Comment pourrions-nous protester ? Je l’ignore. Une grève aurait un impact direct sur les résident.e.s. Peut-être en refusant de faire ces sorties tant qu’il n’y a pas de solution d’hébergement pérenne ? Mais cela ne résout pas la question des personnes déjà à la rue.
J’ai longtemps pensé que mon travail contribuait à l’amélioration de la vie des personnes accueillis, notamment à petite échelle, en prenant en compte les besoins de chacune et chacun. En écoutant les personnes, et en étant bienveillant. C’est certainement encore un peu le cas et c’est sans doute la raison pour laquelle, alors que nous conduisions la famille S vers la station de RER, la mère nous donnait des chocolats. Mais un accompagnement bienveillant à petite échelle, dans un système qui permet de mettre des personnes à la rue nous rend malgré tout complice. Nous sommes même plus que complice, dans ces moments-là nous sommes le système. Je l’ai senti ce jour la dans les yeux des voisins, qui s’en sont pris à nous, avant d’essayer de négocier, comme si nous avions une quelconque influence sur les évènements. Je l’ai senti dans les yeux des membres de cette famille et me suis promis que c’était la dernière fois que je faisais cela.

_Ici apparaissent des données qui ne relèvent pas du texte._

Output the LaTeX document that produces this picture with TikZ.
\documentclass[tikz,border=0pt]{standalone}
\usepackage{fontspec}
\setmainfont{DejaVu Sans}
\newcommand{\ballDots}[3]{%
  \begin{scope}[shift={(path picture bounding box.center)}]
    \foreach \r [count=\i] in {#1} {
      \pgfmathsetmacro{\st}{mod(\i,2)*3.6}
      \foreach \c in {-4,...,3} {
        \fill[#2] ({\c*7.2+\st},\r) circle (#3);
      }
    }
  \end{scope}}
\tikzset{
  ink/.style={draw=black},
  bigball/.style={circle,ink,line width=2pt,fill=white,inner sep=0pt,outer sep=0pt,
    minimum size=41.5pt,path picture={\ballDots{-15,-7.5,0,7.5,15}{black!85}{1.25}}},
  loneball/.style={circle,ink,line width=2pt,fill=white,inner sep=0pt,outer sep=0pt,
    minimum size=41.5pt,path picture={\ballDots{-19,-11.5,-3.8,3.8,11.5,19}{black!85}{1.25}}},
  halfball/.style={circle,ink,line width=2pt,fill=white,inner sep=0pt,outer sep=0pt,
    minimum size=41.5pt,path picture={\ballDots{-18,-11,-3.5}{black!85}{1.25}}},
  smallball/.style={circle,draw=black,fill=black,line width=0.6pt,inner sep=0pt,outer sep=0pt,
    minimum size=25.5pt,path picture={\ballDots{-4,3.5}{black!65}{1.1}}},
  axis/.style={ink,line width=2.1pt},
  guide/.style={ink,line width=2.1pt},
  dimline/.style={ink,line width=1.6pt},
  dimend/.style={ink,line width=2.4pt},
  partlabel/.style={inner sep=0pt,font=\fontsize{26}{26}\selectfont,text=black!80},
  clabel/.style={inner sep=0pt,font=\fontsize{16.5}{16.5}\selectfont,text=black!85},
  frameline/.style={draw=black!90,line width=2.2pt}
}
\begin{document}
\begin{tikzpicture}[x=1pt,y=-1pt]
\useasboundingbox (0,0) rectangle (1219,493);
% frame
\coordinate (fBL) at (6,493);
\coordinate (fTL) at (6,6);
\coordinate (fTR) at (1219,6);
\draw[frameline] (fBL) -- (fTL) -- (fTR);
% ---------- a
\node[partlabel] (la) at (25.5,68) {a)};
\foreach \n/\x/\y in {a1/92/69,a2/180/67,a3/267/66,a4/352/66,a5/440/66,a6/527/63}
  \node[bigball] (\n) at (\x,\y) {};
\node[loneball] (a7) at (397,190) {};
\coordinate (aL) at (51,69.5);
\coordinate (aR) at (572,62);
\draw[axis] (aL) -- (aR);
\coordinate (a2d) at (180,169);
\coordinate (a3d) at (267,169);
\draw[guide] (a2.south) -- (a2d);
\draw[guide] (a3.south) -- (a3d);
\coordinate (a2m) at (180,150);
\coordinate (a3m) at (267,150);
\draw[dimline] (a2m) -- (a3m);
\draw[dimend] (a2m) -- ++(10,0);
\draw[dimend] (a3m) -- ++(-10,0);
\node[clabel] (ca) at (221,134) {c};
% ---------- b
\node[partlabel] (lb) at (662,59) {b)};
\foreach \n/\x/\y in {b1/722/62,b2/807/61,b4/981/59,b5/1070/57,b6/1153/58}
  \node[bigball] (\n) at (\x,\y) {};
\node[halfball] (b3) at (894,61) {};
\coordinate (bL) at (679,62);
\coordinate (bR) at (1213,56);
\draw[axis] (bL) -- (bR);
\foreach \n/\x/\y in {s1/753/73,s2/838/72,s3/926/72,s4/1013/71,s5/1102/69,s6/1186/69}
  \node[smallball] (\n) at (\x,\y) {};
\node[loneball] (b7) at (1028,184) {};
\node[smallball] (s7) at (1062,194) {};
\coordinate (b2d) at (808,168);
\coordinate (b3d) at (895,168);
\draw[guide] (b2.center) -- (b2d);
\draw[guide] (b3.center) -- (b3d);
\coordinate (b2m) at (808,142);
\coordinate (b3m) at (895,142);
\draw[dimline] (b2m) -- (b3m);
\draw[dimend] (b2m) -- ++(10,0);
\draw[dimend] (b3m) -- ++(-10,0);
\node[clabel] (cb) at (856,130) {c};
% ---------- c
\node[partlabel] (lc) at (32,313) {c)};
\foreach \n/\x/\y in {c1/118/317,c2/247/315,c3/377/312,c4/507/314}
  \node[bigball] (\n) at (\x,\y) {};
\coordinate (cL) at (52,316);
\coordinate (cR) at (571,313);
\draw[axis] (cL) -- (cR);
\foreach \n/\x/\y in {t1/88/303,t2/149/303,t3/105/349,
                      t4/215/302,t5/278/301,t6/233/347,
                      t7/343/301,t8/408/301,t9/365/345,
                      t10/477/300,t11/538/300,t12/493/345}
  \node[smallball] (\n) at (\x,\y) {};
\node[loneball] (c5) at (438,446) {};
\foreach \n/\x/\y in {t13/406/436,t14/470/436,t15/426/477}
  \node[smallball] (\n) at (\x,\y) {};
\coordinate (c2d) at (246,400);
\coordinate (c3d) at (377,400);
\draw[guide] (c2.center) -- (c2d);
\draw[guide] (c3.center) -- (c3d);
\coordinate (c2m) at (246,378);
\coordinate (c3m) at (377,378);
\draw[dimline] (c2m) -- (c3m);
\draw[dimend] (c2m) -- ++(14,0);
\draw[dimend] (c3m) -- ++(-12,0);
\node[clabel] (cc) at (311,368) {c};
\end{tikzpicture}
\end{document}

Nombreuses sont les personnes qui entrent dans l’association avec de bonnes intentions et beaucoup d’énergie et qui en sortent après une relativement courte période épuisées et moralement brisées. Nos centres d'accueils ont besoin de travailleurs sociaux investis, bienveillants, à l’écoute et capable de contester les décisions d’une hiérarchie qui ne considère souvent les résident.e.s qu’en terme d’entrées et de sorties ou de taux de présence indue, œuvrant sous pression, pas toujours dans l'intérêt des personnes accompagnées, afin de ne pas voir les menaces de coupes budgétaires de la DRIHL (Direction Régionale et Interdépartementale de l'Hébergement et du Logement) être mises à exécution.

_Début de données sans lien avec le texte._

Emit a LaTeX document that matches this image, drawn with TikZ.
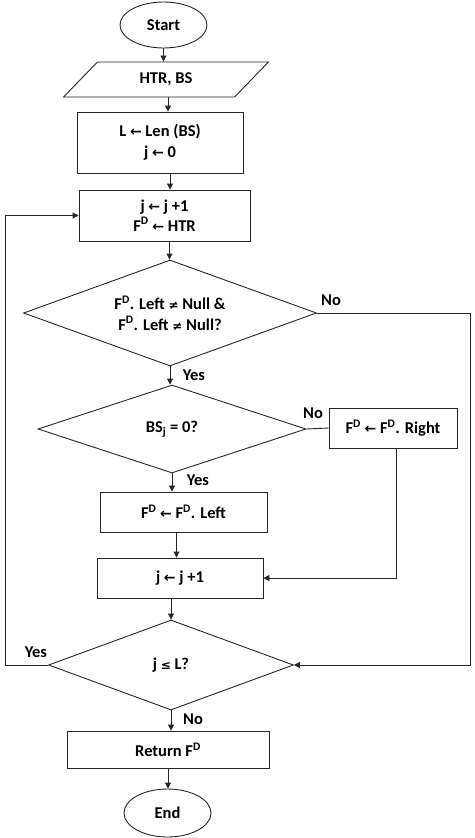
\documentclass[tikz,border=0pt]{standalone}
\usepackage{fontspec}
\setmainfont{Carlito}
\newfontfamily\symf{DejaVu Sans}
\usetikzlibrary{shapes.geometric,arrows.meta}
\newcommand{\la}{{\symf\bfseries\fontsize{14}{14}\selectfont ←}}
\newcommand{\FD}{F\textsuperscript{D}}
\newcommand{\sneq}{{\symf\bfseries\fontsize{12}{12}\selectfont ≠}}
\newcommand{\sle}{{\symf\bfseries\fontsize{12}{12}\selectfont ≤}}
\begin{document}
\begin{tikzpicture}[x=1pt,y=-1pt,
  every node/.style={font=\fontsize{16.5}{19.5}\selectfont\bfseries, inner sep=0pt},
  ln/.style={line width=0.9pt, draw=black!85},
  arr/.style={ln, -{Triangle[length=6pt,width=6pt]}},
  proc/.style={ln, rectangle, align=center},
  term/.style={ln, ellipse},
  dec/.style={ln, diamond, align=center},
  lbl/.style={font=\fontsize{16.5}{19.5}\selectfont\bfseries}]
\useasboundingbox (0,0) rectangle (474,838);
\node[term, minimum width=87pt, minimum height=46pt] (start) at (163.5,25) {Start};
\node[ln, trapezium, trapezium left angle=45, trapezium right angle=135, trapezium stretches=true, minimum width=206pt, minimum height=35pt] (para) at (166,79.5) {HTR, BS};
\node[proc, minimum width=166pt, minimum height=61pt] (b1) at (160,142.5) {L \la\ Len (BS)\\[2pt] j \la\ 0};
\node[proc, minimum width=171pt, minimum height=51pt] (b2) at (164.5,215.5) {j \la\ j +1\\ \FD\ \la\ HTR};
\node[dec, aspect=2.76, minimum width=293pt, minimum height=106pt] (d1) at (170,313) {\FD. Left \sneq\ Null \&\\[1pt] \FD. Left \sneq\ Null?};
\node[dec, aspect=3.05, minimum width=268pt, minimum height=88pt] (d2) at (172,429) {BS\textsubscript{j} = 0?};
\node[proc, minimum width=128pt, minimum height=40pt] (rb) at (393,428) {\FD\ \la\ \FD. Right};
\node[proc, minimum width=167pt, minimum height=40pt] (b3) at (183.5,512) {\FD\ \la\ \FD. Left};
\node[proc, minimum width=166pt, minimum height=40pt] (b4) at (180,578) {j \la\ j +1};
\node[dec, aspect=2.72, minimum width=245pt, minimum height=90pt] (d3) at (171,665) {j \sle\ L?};
\node[proc, minimum width=202pt, minimum height=37pt] (b5) at (168,749.5) {Return \FD};
\node[term, minimum width=87pt, minimum height=48pt] (end) at (167.5,813) {End};
\coordinate (rr) at (470,313);
\coordinate (ll) at (5,665);
% connectors
\draw[arr] (start.south) -- (start.south |- para.north);
\draw[arr] ([xshift=2pt]para.south) -- ([xshift=2pt]para.south |- b1.north);
\draw[arr] ([xshift=10pt]b1.south) -- ([xshift=10pt]b1.south |- b2.north);
\draw[arr] ([xshift=5pt]b2.south) -- ([xshift=5pt]b2.south |- d1.north);
\draw[arr] (d1.south) -- (d1.south |- d2.north);
\draw[arr] (d2.south) -- (d2.south |- b3.north);
\draw[arr] ([xshift=-7pt]b3.south) -- ([xshift=-7pt]b3.south |- b4.north);
\draw[arr] (d3.north |- b4.south) -- (d3.north);
\draw[arr] (d3.south) -- (d3.south |- b5.north);
\draw[arr] (b5.south) -- (b5.south |- end.north);
\draw[ln] (d2.east) -- (rb.west);
\draw[arr] ([xshift=3pt]rb.south) |- (b4.east);
\draw[arr] (d1.east) -- (rr) |- (d3.east);
\draw[arr] (d3.west) -- (ll) |- (b2.west);
% labels
\node[lbl] (n1) at (331,300) {No};
\node[lbl] (y1) at (194,375) {Yes};
\node[lbl] (n2) at (313,413) {No};
\node[lbl] (y2) at (198,480) {Yes};
\node[lbl] (y3) at (36,652) {Yes};
\node[lbl] (n3) at (193,719) {No};
\end{tikzpicture}
\end{document}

Non, le turnover important n’est pas seulement la conséquence de bas salaires et de la gravité des parcours de vie des personnes accompagnées, qui rendent le travail social déjà bien difficile. Il résulte également d’un manque de reconnaissance du travail des intervenants sociaux, d’un manque d’accompagnement, et surtout de la normalisation d’une politique rigide qui conduit à des situations très difficiles à vivre et à des bras de fer psychologiquement éreintant. L’absence de validation des émotions et d’espace d’expression accentuent encore cela. Il est extrêmement usant de devoir entendre, voir et faire des choses en contradiction avec ses valeurs. Sur la longueur si celles-ci ne s'estompent pas, les nerfs finissent par lâcher. Les travailleurs sociaux qui perdurent dans ce contexte mettent une grande distance entre eux et les résidents, et se trouvent souvent proche de la fine ligne qui sépare le manque d’investissement de la maltraitance (quand ils ne la franchissent pas allègrement, comme dans certains CADA où c'est encore pratique courante).

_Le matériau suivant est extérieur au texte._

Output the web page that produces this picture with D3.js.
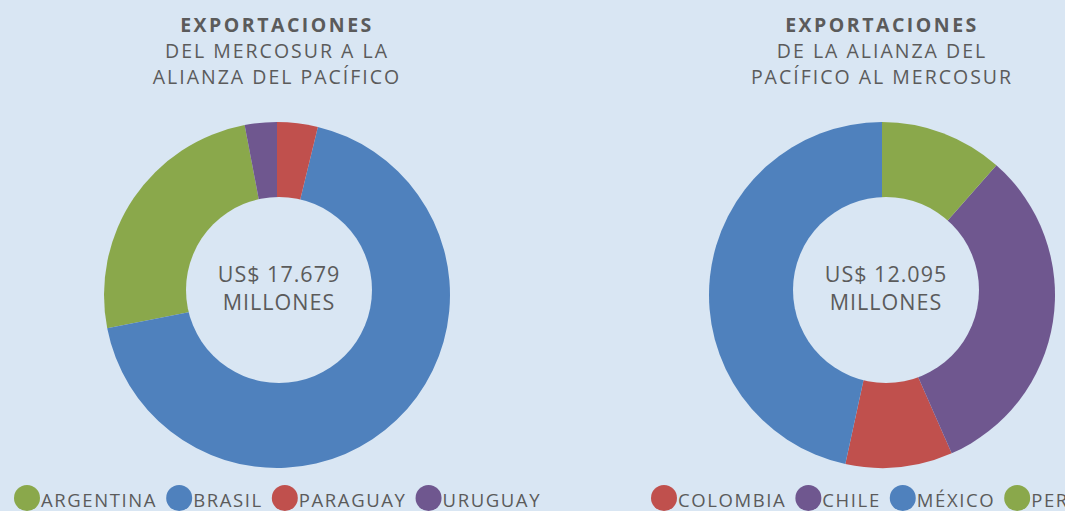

Entre le marteau et l’enclume, nous représentons la violence du système pour les personnes exilées, et nous la subissons également pour nous pousser à l’exercer. Il n’y a pas beaucoup de solutions. Soit nous avalons la pilule bleue en nous laissant bercer par les phrases peu convaincantes d’une direction qui a choisie la positivité toxique et la négation de nos émotions, soit nous démissionnons ou nous faisons arrêter par le médecin. Car la lucidité quant à notre posture, qui demande d’être à la fois suffisamment proche des personnes pour développer un lien de confiance nécessaire à un bon accompagnement, et d’être extrêmement distant quand les choses se gâtent est insupportable.